## Exercise
Below are the records; locate each line with the word "that" and copy it.

## Given records
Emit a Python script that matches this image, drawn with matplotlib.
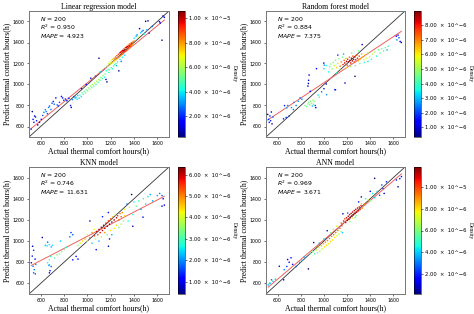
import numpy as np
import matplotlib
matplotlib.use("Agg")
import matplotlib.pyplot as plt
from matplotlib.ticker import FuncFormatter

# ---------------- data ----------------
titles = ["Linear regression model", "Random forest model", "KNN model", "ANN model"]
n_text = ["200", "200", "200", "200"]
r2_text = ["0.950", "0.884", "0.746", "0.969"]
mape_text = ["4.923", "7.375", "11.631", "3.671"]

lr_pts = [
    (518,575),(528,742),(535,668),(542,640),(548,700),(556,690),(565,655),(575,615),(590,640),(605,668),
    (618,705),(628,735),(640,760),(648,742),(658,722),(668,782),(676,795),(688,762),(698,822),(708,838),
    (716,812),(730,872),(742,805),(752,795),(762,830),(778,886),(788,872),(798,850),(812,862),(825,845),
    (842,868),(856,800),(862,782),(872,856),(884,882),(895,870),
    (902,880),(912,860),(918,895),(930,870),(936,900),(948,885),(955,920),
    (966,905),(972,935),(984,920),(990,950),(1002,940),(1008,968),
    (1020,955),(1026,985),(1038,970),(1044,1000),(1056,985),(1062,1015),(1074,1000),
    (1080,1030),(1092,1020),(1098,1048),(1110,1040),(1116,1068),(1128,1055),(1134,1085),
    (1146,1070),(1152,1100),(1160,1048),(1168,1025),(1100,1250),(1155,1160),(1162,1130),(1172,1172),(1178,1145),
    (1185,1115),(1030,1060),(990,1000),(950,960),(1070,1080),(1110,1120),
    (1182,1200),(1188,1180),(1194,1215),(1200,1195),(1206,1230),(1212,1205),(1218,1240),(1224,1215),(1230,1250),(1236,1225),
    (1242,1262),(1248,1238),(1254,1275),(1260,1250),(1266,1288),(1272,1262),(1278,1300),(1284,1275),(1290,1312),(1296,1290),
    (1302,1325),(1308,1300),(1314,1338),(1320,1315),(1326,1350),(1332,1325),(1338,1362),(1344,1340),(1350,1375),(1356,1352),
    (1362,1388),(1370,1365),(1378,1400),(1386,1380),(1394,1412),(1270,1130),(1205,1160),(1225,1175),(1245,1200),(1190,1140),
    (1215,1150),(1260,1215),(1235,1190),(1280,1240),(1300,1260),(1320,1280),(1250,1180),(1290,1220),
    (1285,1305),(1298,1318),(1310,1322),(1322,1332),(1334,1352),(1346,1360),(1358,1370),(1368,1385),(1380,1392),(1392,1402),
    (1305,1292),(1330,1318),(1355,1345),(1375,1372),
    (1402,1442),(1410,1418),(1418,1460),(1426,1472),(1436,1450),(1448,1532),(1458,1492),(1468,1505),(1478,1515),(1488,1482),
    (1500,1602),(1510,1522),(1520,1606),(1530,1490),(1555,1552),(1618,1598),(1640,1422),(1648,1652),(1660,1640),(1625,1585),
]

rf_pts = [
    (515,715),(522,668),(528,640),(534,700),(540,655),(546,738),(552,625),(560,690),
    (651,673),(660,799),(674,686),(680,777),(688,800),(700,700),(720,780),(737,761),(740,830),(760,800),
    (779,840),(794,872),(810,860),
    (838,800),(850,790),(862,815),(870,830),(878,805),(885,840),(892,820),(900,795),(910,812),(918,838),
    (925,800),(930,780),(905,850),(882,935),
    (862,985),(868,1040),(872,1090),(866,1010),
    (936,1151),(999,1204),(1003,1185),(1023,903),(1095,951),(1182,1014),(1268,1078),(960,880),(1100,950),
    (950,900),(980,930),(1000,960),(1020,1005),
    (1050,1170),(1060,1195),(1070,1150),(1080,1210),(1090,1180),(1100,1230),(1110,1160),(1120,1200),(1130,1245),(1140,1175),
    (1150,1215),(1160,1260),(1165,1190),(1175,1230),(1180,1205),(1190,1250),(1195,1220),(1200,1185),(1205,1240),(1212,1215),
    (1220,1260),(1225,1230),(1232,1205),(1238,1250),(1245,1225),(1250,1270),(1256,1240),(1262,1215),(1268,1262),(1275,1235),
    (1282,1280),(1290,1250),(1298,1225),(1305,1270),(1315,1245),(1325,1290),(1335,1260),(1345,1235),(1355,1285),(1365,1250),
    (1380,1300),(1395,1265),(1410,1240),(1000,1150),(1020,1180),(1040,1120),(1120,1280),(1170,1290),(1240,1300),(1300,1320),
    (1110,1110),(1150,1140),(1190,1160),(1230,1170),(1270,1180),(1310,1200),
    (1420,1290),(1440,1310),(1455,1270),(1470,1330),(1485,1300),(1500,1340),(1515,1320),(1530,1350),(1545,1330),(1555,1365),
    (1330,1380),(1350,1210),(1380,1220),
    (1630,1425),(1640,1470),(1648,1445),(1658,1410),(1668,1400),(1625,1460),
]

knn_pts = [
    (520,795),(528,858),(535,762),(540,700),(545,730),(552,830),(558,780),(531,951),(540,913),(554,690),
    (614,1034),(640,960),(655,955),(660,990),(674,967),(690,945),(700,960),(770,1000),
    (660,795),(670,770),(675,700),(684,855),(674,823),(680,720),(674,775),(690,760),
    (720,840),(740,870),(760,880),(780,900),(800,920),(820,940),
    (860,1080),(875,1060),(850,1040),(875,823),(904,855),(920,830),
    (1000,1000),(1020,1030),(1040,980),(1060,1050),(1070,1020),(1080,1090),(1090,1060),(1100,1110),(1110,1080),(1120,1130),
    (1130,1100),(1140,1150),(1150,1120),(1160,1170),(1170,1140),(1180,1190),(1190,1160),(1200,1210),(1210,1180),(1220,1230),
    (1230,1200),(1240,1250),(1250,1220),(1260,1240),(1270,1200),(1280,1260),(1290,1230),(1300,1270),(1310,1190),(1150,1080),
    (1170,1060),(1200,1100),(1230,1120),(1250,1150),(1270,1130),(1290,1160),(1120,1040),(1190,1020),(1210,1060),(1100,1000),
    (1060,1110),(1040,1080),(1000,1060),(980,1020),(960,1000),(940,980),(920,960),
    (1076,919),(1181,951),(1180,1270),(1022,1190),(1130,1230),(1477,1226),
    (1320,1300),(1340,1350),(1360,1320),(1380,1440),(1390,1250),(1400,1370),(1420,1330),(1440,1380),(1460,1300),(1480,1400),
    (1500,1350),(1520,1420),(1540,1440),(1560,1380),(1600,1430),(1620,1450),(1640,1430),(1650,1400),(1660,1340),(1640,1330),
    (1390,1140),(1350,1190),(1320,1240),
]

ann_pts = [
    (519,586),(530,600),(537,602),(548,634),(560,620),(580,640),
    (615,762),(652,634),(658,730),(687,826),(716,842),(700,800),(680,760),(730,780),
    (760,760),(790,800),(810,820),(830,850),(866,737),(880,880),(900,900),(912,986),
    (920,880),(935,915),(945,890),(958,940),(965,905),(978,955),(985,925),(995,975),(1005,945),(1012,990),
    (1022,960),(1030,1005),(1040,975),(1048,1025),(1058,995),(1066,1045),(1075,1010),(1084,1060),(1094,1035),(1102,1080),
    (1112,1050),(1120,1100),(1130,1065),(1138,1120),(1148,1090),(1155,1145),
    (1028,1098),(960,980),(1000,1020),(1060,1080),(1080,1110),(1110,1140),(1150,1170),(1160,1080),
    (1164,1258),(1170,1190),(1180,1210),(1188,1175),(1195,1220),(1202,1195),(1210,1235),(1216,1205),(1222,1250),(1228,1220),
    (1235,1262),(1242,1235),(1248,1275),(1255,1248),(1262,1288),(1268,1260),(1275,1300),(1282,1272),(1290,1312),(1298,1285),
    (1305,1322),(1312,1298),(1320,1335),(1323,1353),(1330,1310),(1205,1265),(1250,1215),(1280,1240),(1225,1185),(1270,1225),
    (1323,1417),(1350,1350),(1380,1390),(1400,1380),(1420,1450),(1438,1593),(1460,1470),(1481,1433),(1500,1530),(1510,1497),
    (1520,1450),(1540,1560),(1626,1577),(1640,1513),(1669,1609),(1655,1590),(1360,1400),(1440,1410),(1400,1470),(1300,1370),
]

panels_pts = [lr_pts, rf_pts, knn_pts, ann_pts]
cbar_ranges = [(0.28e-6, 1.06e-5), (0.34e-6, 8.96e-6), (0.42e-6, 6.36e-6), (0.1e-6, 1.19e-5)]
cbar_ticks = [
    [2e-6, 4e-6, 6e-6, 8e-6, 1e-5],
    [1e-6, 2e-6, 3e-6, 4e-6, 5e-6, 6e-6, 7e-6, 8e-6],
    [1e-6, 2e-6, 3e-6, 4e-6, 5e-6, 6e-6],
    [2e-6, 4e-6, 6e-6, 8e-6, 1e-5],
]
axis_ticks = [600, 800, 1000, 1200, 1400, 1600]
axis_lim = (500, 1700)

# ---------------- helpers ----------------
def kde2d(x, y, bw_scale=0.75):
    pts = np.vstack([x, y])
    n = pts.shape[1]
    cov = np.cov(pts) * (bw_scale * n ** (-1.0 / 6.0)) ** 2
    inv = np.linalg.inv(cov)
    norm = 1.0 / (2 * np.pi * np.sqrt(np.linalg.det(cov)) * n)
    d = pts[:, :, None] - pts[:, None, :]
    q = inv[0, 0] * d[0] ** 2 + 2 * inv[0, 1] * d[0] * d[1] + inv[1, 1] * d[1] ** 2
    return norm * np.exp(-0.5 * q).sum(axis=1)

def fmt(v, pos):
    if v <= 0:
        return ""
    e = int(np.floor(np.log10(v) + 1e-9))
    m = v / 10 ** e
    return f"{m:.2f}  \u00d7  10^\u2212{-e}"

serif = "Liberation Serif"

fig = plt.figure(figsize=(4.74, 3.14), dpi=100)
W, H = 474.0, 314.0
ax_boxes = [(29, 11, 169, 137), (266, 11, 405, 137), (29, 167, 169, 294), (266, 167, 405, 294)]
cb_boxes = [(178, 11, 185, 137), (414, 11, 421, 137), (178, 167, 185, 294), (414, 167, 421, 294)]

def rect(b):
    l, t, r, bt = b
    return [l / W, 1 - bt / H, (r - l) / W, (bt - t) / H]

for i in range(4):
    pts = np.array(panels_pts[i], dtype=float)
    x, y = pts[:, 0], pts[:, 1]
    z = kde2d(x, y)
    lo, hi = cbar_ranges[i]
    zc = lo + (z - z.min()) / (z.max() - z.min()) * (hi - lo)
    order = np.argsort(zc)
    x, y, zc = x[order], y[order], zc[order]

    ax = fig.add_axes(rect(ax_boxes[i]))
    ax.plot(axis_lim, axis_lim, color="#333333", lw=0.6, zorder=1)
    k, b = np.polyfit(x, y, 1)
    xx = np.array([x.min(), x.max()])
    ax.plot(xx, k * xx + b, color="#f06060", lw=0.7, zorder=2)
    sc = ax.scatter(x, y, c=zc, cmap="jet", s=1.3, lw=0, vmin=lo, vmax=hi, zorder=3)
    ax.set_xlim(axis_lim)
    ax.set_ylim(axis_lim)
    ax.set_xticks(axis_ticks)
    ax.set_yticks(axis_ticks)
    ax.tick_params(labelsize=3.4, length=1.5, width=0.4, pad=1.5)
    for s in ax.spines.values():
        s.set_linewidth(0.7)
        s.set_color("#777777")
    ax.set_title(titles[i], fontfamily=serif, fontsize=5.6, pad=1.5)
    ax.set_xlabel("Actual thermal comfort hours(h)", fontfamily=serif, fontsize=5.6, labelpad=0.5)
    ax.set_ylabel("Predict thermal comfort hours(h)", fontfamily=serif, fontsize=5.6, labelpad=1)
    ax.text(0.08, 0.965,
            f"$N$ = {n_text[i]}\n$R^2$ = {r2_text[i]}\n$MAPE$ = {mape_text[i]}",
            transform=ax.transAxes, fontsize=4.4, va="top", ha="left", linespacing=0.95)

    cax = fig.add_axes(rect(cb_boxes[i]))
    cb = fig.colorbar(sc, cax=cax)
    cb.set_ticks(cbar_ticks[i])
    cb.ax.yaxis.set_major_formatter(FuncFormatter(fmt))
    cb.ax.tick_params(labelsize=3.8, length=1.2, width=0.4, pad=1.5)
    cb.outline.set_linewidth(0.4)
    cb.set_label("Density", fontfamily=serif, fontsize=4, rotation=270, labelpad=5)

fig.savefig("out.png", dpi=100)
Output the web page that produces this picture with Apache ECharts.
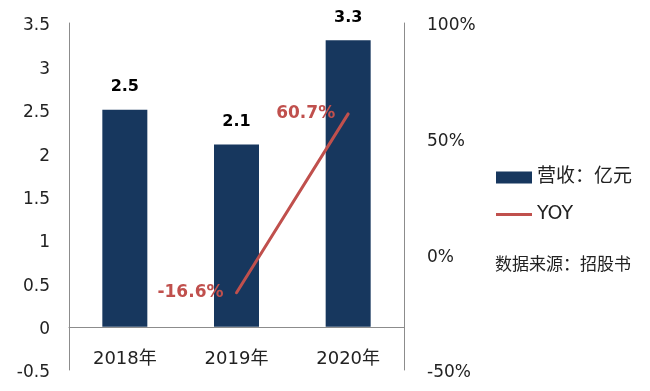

## Solution for this exercise
Emit a Python script that matches this image, drawn with matplotlib.
Output the web page that produces this picture with Apache ECharts.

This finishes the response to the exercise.